Wieviel (ver)trägt ein Kinderrücken?


 
Mediziner des Ingolstädter Klinikums geben zum Schulanfang Rückentipps.

(ir) In ein paar Tagen geht die Schule wieder los. Kinder laufen bepackt mit Büchern, Federmappen, Heften, manchmal noch dem Sportbeutel los. Da kommen schon ein paar Kilo zusammen, die den jungen Rücken belasten. Was man beachten kann, um Rückenschmerzen vorzubeugen, wissen die Experten vom Klinikum Ingolstadt Dr. Micha Bahr, Direktor der Kinder- und Jugendchirurgie, und Dr. Robert Morrison, Leiter der Sektion konservative und operative Wirbelsäulentherapie.

Oft sieht man wie Kinder den Rucksack lässig am Rücken baumeln lassen. „Doch dann werden die Schultern übermäßig belastet. Das Kind macht entweder den Rücken rund, da es von dem Gewicht nach unten gezogen wird, oder es wird nach hinten gezogen und macht ein Hohlkreuz“, erklärt Dr.

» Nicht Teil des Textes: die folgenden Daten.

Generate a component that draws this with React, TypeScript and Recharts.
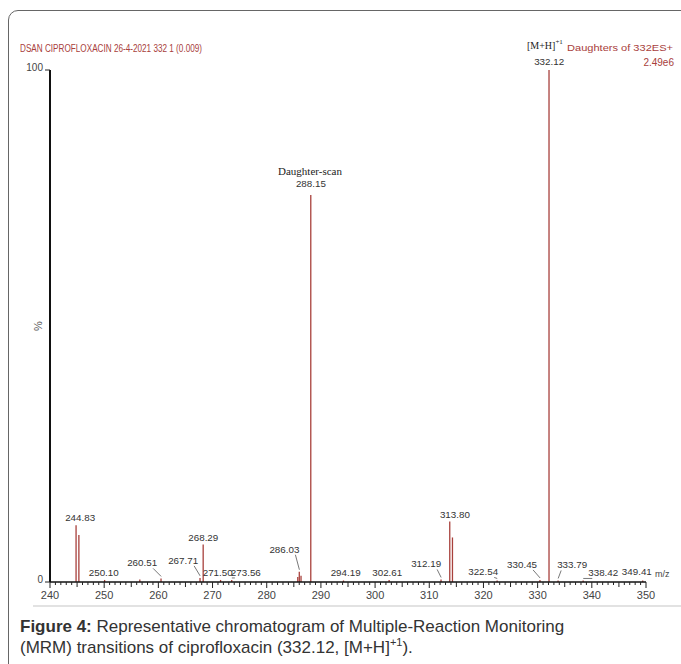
import { ComposedChart, Bar, Scatter, XAxis, YAxis } from "recharts";

// stick spectrum, m/z vs relative intensity (%)
const MZ = [
  244.83, 245.35, 250.1, 256.6, 260.51, 267.71, 268.29, 271.5, 273.56, 285.75, 286.03, 286.35,
  288.15, 294.19, 302.61, 312.19, 313.8, 314.3, 322.54, 330.45, 332.12, 333.79, 338.42, 349.41,
];
const INTENSITY = [
  11.1, 9.2, 0.4, 0.5, 0.7, 0.8, 7.3, 0.4, 0.4, 1.0, 2.0, 1.2,
  75.6, 0.3, 0.4, 0.5, 11.8, 8.7, 0.3, 0.4, 100, 0.3, 0.3, 0.3,
];
const LABELED = [
  "244.83", "250.10", "260.51", "267.71", "268.29", "271.50", "273.56", "286.03", "288.15",
  "294.19", "302.61", "312.19", "313.80", "322.54", "330.45", "332.12", "333.79", "338.42", "349.41",
];
const MAJOR_TICKS = [240, 250, 260, 270, 280, 290, 300, 310, 320, 330, 340, 350];
const MINOR_TICKS = Array.from({ length: 111 }, (_, i) => 240 + i);

// label placement relative to the peak top (px)
const LABEL_LAYOUT: Record<string, { dx: number; dy: number; leader?: boolean }> = {
  "244.83": { dx: 4, dy: -4 },
  "250.10": { dx: -1, dy: -4 },
  "260.51": { dx: -19, dy: -12, leader: true },
  "267.71": { dx: -17, dy: -14, leader: true },
  "268.29": { dx: 0, dy: -4 },
  "271.50": { dx: -3, dy: -4 },
  "273.56": { dx: 14, dy: -4, leader: true },
  "286.03": { dx: -15, dy: -19, leader: true },
  "288.15": { dx: 0, dy: -8 },
  "294.19": { dx: 2, dy: -4 },
  "302.61": { dx: -2, dy: -4 },
  "312.19": { dx: -15, dy: -12, leader: true },
  "313.80": { dx: 5, dy: -4 },
  "322.54": { dx: -14, dy: -5, leader: true },
  "330.45": { dx: -18, dy: -12, leader: true },
  "332.12": { dx: 0, dy: -5 },
  "333.79": { dx: 14, dy: -12, leader: true },
  "338.42": { dx: 20, dy: -4, leader: true },
  "349.41": { dx: -6, dy: -5 },
};

const PEAKS = MZ.map((mz, i) => ({ mz, intensity: INTENSITY[i] }));
const LABEL_POINTS = PEAKS.filter((p) => LABELED.includes(p.mz.toFixed(2)));

const RED = "#a8403c";
const FONT = "'Liberation Sans', Arial, sans-serif";

function MzTick({ x, y, payload }: any) {
  const v = payload.value;
  const major = MAJOR_TICKS.includes(v);
  const len = major ? 6 : v % 5 === 0 ? 5 : 3;
  return (
    <g>
      <line x1={x} x2={x} y1={y} y2={y + len} stroke="#222" strokeWidth={1} />
      {major && (
        <text x={x} y={y + 17} textAnchor="middle" fontSize={11} fill="#444" fontFamily={FONT}>
          {v}
        </text>
      )}
    </g>
  );
}

function PeakLabel({ cx, cy, payload }: any) {
  const key = payload.mz.toFixed(2);
  const lay = LABEL_LAYOUT[key] ?? { dx: 0, dy: -4 };
  const tx = cx + lay.dx;
  const ty = cy + lay.dy;
  const half = 14;
  const ex = lay.dx < 0 ? tx + half - 3 : tx - half + 3;
  return (
    <g>
      <text x={tx} y={ty} textAnchor="middle" fontSize={9.8} fill="#333" fontFamily={FONT}>
        {key}
      </text>
      {lay.leader && (
        <line x1={ex} y1={ty + 2} x2={cx} y2={cy - 2} stroke="#555" strokeWidth={0.8} />
      )}
    </g>
  );
}

export default function App() {
  return (
    <div style={{ position: "absolute", left: 0, top: 0, width: 681, height: 664, overflow: "hidden", background: "#fff" }}>
      <div style={{ position: "absolute", left: 8, top: 10, width: 720, height: 720, border: "1.5px solid #666", borderRadius: 10 }} />

      <div style={{ position: "absolute", left: 0, top: 0 }}>
        <ComposedChart width={681} height={620} data={PEAKS} margin={{ top: 70, right: 35, bottom: 0, left: 0 }}>
          <XAxis
            dataKey="mz"
            type="number"
            domain={[240, 350]}
            ticks={MINOR_TICKS}
            interval={0}
            tick={<MzTick />}
            tickLine={false}
            tickSize={0}
            tickMargin={0}
            height={38}
            axisLine={{ stroke: "#111", strokeWidth: 1.5 }}
          />
          <YAxis
            type="number"
            domain={[0, 100]}
            ticks={[0, 100]}
            width={50}
            tickSize={5}
            tickLine={{ stroke: "#222" }}
            axisLine={{ stroke: "#111", strokeWidth: 2 }}
            tick={{ fontSize: 10, fill: "#444", fontFamily: FONT, dy: -3 }}
          />
          <Bar dataKey="intensity" barSize={1.3} fill={RED} isAnimationActive={false} />
          <Scatter data={LABEL_POINTS} dataKey="intensity" shape={<PeakLabel />} isAnimationActive={false} />
        </ComposedChart>
      </div>

      <svg width={681} height={664} style={{ position: "absolute", left: 0, top: 0, pointerEvents: "none" }}>
        <text x={20} y={52} fontSize={10} fill={RED} fontFamily={FONT} textLength={182} lengthAdjust="spacingAndGlyphs">
          DSAN CIPROFLOXACIN 26-4-2021 332 1 (0.009)
        </text>
        <text x={567} y={51} fontSize={9.5} fill={RED} fontFamily={FONT} textLength={106} lengthAdjust="spacingAndGlyphs">
          Daughters of 332ES+
        </text>
        <text x={674} y={66} fontSize={10} fill={RED} fontFamily={FONT} textAnchor="end">
          2.49e6
        </text>
        <text x={527} y={49} fontSize={10} fill="#222" fontFamily="'Liberation Serif', serif">
          [M+H]<tspan fontSize={7} dy={-5}>+1</tspan>
        </text>
        <text x={310} y={175} fontSize={11} fill="#222" textAnchor="middle" fontFamily="'Liberation Serif', serif">
          Daughter-scan
        </text>
        <text x={42} y={326} fontSize={11} fill="#555" fontFamily={FONT} transform="rotate(-90 42 326)" textAnchor="middle">
          %
        </text>
        <text x={655} y={577} fontSize={9} fill="#444" fontFamily={FONT}>
          m/z
        </text>
        <line x1={33} x2={681} y1={606} y2={606} stroke="#e2e2e2" strokeWidth={2} />
      </svg>

      <div style={{ position: "absolute", left: 20, top: 616, fontFamily: FONT, fontSize: 17, lineHeight: "21px", color: "#333", whiteSpace: "nowrap" }}>
        <div><b>Figure 4:</b> Representative chromatogram of Multiple-Reaction Monitoring</div>
        <div>(MRM) transitions of ciprofloxacin (332.12, [M+H]<sup style={{ fontSize: 11, lineHeight: 0 }}>+1</sup>).</div>
      </div>
    </div>
  );
}
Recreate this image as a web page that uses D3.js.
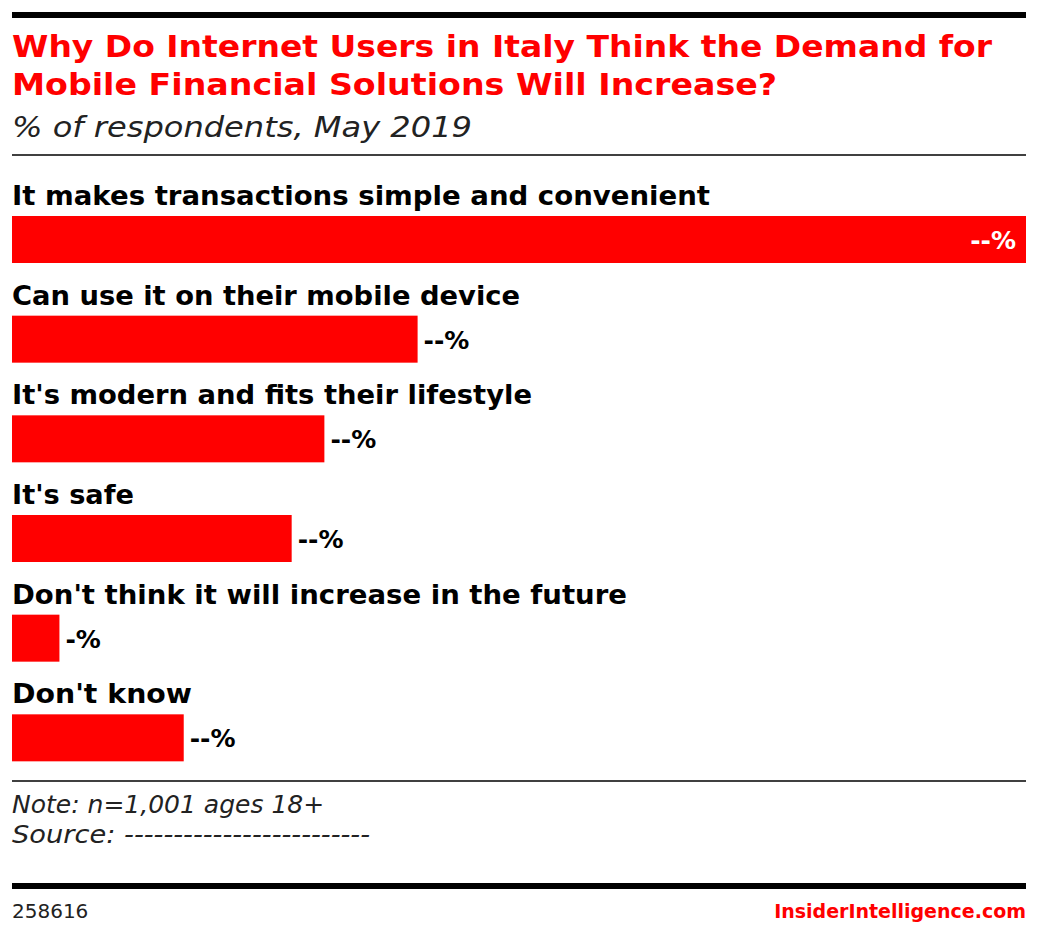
<!DOCTYPE html>
<html lang='en'>
<head>
<meta charset='UTF-8'>
<title>Mobile financial solutions Italy</title>
<script src='https://cdnjs.cloudflare.com/ajax/libs/d3/7.8.5/d3.min.js'></script>
<style>
  body { margin: 0; background: #fff; }
  text { font-family: 'DejaVu Sans', sans-serif; }
</style>
</head>
<body>
<div id='chart'></div>
<script>
    const categories = [
        'It makes transactions simple and convenient',
        'Can use it on their mobile device',
        "It's modern and fits their lifestyle",
        "It's safe",
        "Don't think it will increase in the future",
        "Don't know"
    ];
    const values = [62, 24.8, 19.1, 17.1, 2.9, 10.5];
    const valueLabels = ['--%', '--%', '--%', '--%', '-%', '--%'];

    const W = 1038, H = 936, left = 12, right = 1026;
    const red = '#ff0000';

    const svg = d3.select('#chart').append('svg')
        .attr('width', W).attr('height', H);

    svg.append('rect').attr('x', left).attr('y', 12).attr('width', right - left).attr('height', 6).attr('fill', '#000');

    svg.append('text').attr('x', left).attr('y', 57).attr('fill', red)
        .attr('font-size', 31).attr('font-weight', 'bold')
        .attr('textLength', 980).attr('lengthAdjust', 'spacingAndGlyphs')
        .text('Why Do Internet Users in Italy Think the Demand for');
    svg.append('text').attr('x', left).attr('y', 95).attr('fill', red)
        .attr('font-size', 31).attr('font-weight', 'bold')
        .attr('textLength', 765).attr('lengthAdjust', 'spacingAndGlyphs')
        .text('Mobile Financial Solutions Will Increase?');
    svg.append('text').attr('x', left).attr('y', 137).attr('fill', '#222')
        .attr('font-size', 29).attr('font-style', 'italic')
        .attr('textLength', 460).attr('lengthAdjust', 'spacingAndGlyphs')
        .text('% of respondents, May 2019');
    svg.append('line').attr('x1', left).attr('x2', right).attr('y1', 155).attr('y2', 155)
        .attr('stroke', '#000').attr('stroke-width', 1.5);

    const x = d3.scaleLinear().domain([0, d3.max(values)]).range([left, right]);
    const band = d3.scaleBand().domain(categories).range([168, 766]);

    const g = svg.append('g').selectAll('g').data(categories).join('g')
        .attr('transform', d => `translate(0,${band(d)})`);

    const labelWidths = [698, 508, 520, 122, 615, 180];
    g.append('text').attr('x', left).attr('y', 37)
        .attr('font-size', 27).attr('font-weight', 'bold').attr('fill', '#000')
        .attr('textLength', (d, i) => labelWidths[i]).attr('lengthAdjust', 'spacingAndGlyphs')
        .text(d => d);

    g.append('rect').attr('x', left).attr('y', 48)
        .attr('width', (d, i) => x(values[i]) - left).attr('height', 47)
        .attr('fill', red);

    g.append('text')
        .attr('x', (d, i) => i === 0 ? x(values[i]) - 10 : x(values[i]) + 6)
        .attr('y', 81)
        .attr('text-anchor', (d, i) => i === 0 ? 'end' : 'start')
        .attr('font-size', 25).attr('font-weight', 'bold')
        .attr('fill', (d, i) => i === 0 ? '#fff' : '#000')
        .text((d, i) => valueLabels[i]);

    svg.append('line').attr('x1', left).attr('x2', right).attr('y1', 781).attr('y2', 781)
        .attr('stroke', '#000').attr('stroke-width', 1.5);
    svg.append('text').attr('x', left).attr('y', 813).attr('font-size', 25).attr('font-style', 'italic')
        .attr('fill', '#222').text('Note: n=1,001 ages 18+');
    svg.append('text').attr('x', left).attr('y', 843).attr('font-size', 25).attr('font-style', 'italic')
        .attr('fill', '#222').attr('textLength', 358).attr('lengthAdjust', 'spacingAndGlyphs')
        .text('Source: -------------------------');

    svg.append('rect').attr('x', left).attr('y', 883).attr('width', right - left).attr('height', 6).attr('fill', '#000');
    svg.append('text').attr('x', left).attr('y', 918).attr('font-size', 20).attr('fill', '#222').text('258616');
    svg.append('text').attr('x', right).attr('y', 918).attr('font-size', 19).attr('font-weight', 'bold')
        .attr('text-anchor', 'end').attr('fill', red).text('InsiderIntelligence.com');
</script>
</body>
</html>
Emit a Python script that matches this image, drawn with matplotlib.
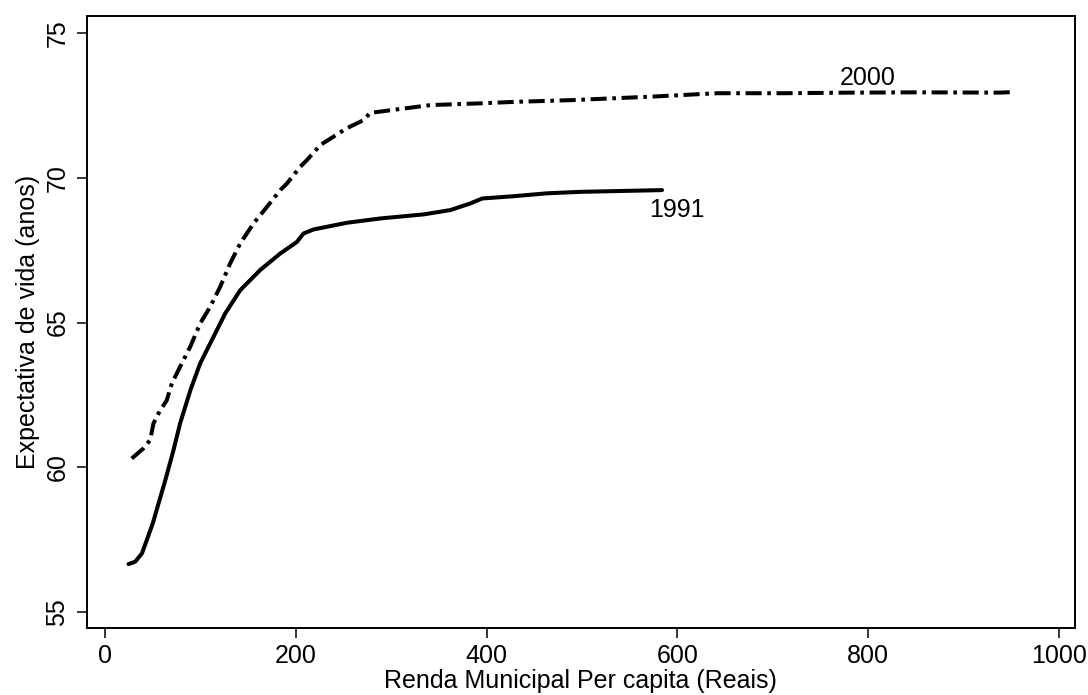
import matplotlib
matplotlib.use("Agg")
import matplotlib.pyplot as plt

plt.rcParams["font.family"] = ["Liberation Sans", "DejaVu Sans"]

# renda municipal per capita (x) e expectativa de vida (y)
renda_1991 = [24.5, 31.5, 38.6, 43.7, 50, 63.7, 66.5, 71.7, 78.6, 89.5, 99.7, 113.7,
              126, 141.7, 162.7, 183.7, 201.2, 208, 218.6, 253.5, 288.6, 334,
              362, 383, 395.4, 428.7, 463.7, 498.6, 584]
vida_1991 = [56.65, 56.73, 57.02, 57.48, 58.06, 59.62, 59.96, 60.59, 61.51, 62.67, 63.59, 64.51,
             65.32, 66.12, 66.82, 67.39, 67.79, 68.08, 68.22, 68.45, 68.60, 68.74,
             68.89, 69.12, 69.29, 69.37, 69.47, 69.52, 69.58]

renda_2000 = [27.9, 40.2, 47.2, 50.7, 56, 64.7, 70, 78.6, 89.2, 99.7, 110.2, 120.7,
              131.2, 141.7, 155.7, 169.7, 183.7, 190.7, 204.7, 211.7, 225.7, 253.5,
              271, 278, 306, 341.3, 393.6, 428.7, 488.5, 572, 642, 712, 782, 852,
              937.6, 954]
vida_2000 = [60.30, 60.65, 60.94, 61.51, 61.86, 62.32, 62.90, 63.47, 64.16, 64.97, 65.55, 66.24,
             67.05, 67.74, 68.43, 69.0, 69.58, 69.81, 70.39, 70.62, 71.14, 71.72,
             72.0, 72.25, 72.37, 72.52, 72.58, 72.63, 72.69, 72.81, 72.93, 72.93, 72.95, 72.96,
             72.95, 72.97]

xticks = [0, 200, 400, 600, 800, 1000]
yticks = [55, 60, 65, 70, 75]

fig = plt.figure(figsize=(10.88, 6.95), dpi=100)
ax = fig.add_axes([0.0797, 0.0968, 0.9083, 0.8802])

ax.plot(renda_1991, vida_1991, color="black", lw=2.9, solid_capstyle="round")
ax.plot(renda_2000, vida_2000, color="black", lw=2.9,
        linestyle=(0, (4.0, 1.4, 0.9, 1.4)))

ax.text(600, 68.9, "1991", fontsize=18, ha="center", va="center")
ax.text(800, 73.45, "2000", fontsize=18, ha="center", va="center")

ax.set_xlim(-19.3, 1017)
ax.set_ylim(54.45, 75.6)
ax.set_xticks(xticks)
ax.set_yticks(yticks)
ax.tick_params(axis="both", direction="out", length=7.5, width=1.1, labelsize=18)
ax.tick_params(axis="x", pad=4.5)
ax.tick_params(axis="y", pad=5)
for lbl in ax.get_yticklabels():
    lbl.set_rotation(90)
    lbl.set_va("center")

for sp in ax.spines.values():
    sp.set_linewidth(1.4)

ax.set_xlabel("Renda Municipal Per capita (Reais)", fontsize=18, labelpad=0.5)
ax.set_ylabel("Expectativa de vida (anos)", fontsize=18, labelpad=4)

fig.savefig("out.png", dpi=100)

Bahr. Eine ergonomische Passform und ein gut sitzender Beckengurt sind daher sehr wichtig. So passt sich der Ranzen perfekt an den Rücken an und das Gewicht wird optimal verteilt. „Bei teuren Wanderrucksäcken wird viel Wert auf die neueste Ausstattung gelegt. Dabei tragen wir diese im Schnitt vielleicht 20 Stunden im Jahr. Unsere Kinder müssen hingegen oft mit einem zwar bunten, aber billigen Modell Vorlieb nehmen, obwohl sie den Rucksack jeden Schultag tragen“, erklärt Dr. Bahr.



Aber nicht nur die Passform entscheidet, sondern auch das Gewicht: „Die Kinder sollten maximal zehn Prozent ihres Körpergewichtes auf dem Rücken tragen.“ Das ist nicht viel, wenn man sich anschaut, wie viele Bücher sie teilweise schleppen müssen. Dazu kommen Sportbeutel, Trinkflasche und Brotdose“ sagt Dr. Bahr. Immer mehr Schulen bieten zwar an, dass Kinder ihre Bücher in der Schule lassen können, oft ist es aber so, dass sie alles in den Rucksack packen, was im Laufe der Woche benötigt wird. Dr. Morrison erläutert weiter: „Wenn ein Rucksack deutlich schwerer ist als 10 Prozent des Körpergewichtes, wird die Wirbelsäule von Kindern zu stark belastet. Als Folge werden die Bandscheiben zusammengeschoben, was zu Rückenschmerzen führt.“

Klagt ein Kind über Rückenschmerzen sollte das auf jeden Fall ernst genommen werden, besonders wenn es häufig auf den gleichen Schmerz verweist. Die Ursachen für Rückenschmerzen liegen aber nicht allein im richtigen Umgang mit dem Schulranzen: „Haltungsschäden bei Kindern und Jugendlichen sind oft auf mangelnde Bewegung und damit einhergehendem Übergewicht zurückzuführen“, sagt Dr. Morrison. „In den meisten Fällen reicht abwechslungsreiche Bewegung, um die Rückenmuskulatur zu trainieren. Dabei spreche ich nicht mal von verschiedenen Sportarten. Es reicht schon, wenn die Kinder in der großen Pause auch tatsächlich rausgehen und sich bewegen. Leider sieht man immer öfter das Gegenteil – die Kinder spielen während der großen Pause mit ihren Smartphones.“ Das veränderte Freizeitverhalten der Kinder hat weitreichende Folgen. Einerseits ist ein erhöhtes Körpergewicht schlecht für ein gesundes Knochenwachstum, andererseits entstehen Nackenschmerzen durch die häufige Smartphone-Nutzung. „In den USA spricht man da von dem sogenannten Text-Neck, der entsteht, wenn man ständig nach unten auf sein Handy starrt“, so Dr. Morrison.



Die gute Nachricht aber bleibt: Gerade Kinder können mit viel Bewegung den Rücken fit halten und Schmerzen vorbeugen.

Das Foto zeigt Dr. Robert Morrison, Leiter der Sektion konservative und operative Wirbelsäulentherapie (links) und Dr. Micha Bahr, Direktor der Kinder- und Jugendchirurgie (rechts).